The Backlog Has a Price Tag
Commercial digital asset management tools capable of automated deduplication — products like Bynder, Canto, or open-source alternatives — typically run between $12,000 and $60,000 annually for institutional licenses, depending on storage volume and user seats. For mid-size city agencies or a neighborhood community development corporation working out of an office on Washington Street in Roxbury, that's a meaningful line item in a budget already strained by housing production costs and federal funding uncertainty.
The Boston Planning Department, which photographs development sites across Jamaica Plain, Dorchester, and the South End on a rolling basis, maintains image records tied to permit files and community engagement processes. Duplicate images — the same construction site photographed on consecutive site visits, uploaded twice, tagged inconsistently — can make search functions nearly useless and inflate cloud storage costs over time. Similar friction shows up at Northeastern University's communications office along Huntington Avenue and at the Massachusetts Institute of Technology's media relations team in Cambridge, both of which manage tens of thousands of images spanning decades of campus documentation.
The Dudley Street Neighborhood Initiative, which has driven community land trust development in Roxbury for decades, faces a scaled-down version of the same challenge as it digitizes older photographic records from the 1980s and 1990s redevelopment era. Volunteer archivists and small communications teams often lack the bandwidth to manually audit libraries before uploading new material, so duplicates accumulate by default.

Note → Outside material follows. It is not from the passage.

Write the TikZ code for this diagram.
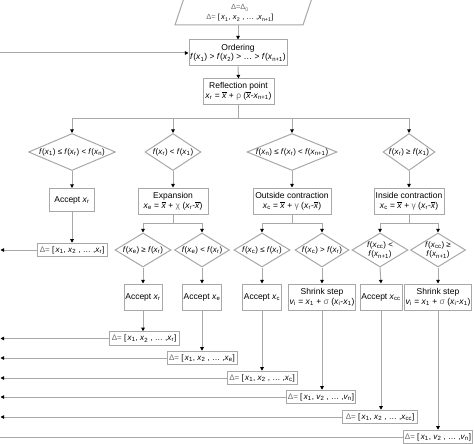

The Decisions Coming This Fall
Three choices will define how Boston-area institutions handle this over the next 18 months. First: whether to centralize. The City of Boston's Digital Transformation office has the technical capacity to negotiate a shared enterprise license for a deduplication platform that multiple departments could access under one contract — a model that several European municipal governments have used to cut per-department costs significantly. That kind of consolidation requires political will and inter-departmental cooperation, neither of which is automatic in a city government with distinct agency cultures.
Second: protocol reform before platform migration. Technology consultants who work with nonprofits in the Greater Boston area consistently argue that organizations buying new software without first standardizing their file-naming conventions and upload approval steps are likely to reproduce the same duplicate problem within two years. The fix is partly human, not just technical.
Third: the metadata question. Images without consistent metadata — location tags, dates, project identifiers — are nearly impossible to deduplicate algorithmically. Institutions that want automated tools to work have to decide whether to invest staff time in retroactive tagging of existing archives or draw a clean line and apply standards only to new material going forward. Each approach carries different cost and completeness tradeoffs.
The renewal windows opening in late 2026 won't wait for a perfect answer. Administrators at Boston-area agencies and universities will be making these calls in procurement meetings this fall, and the choices they lock in now will shape how efficiently their communications and archival teams function well into the 2030s. Getting the sequencing right — protocols first, platform second — is the practical advice most digital asset specialists offer. The hard part is convincing institutions to slow down long enough to do it in that order.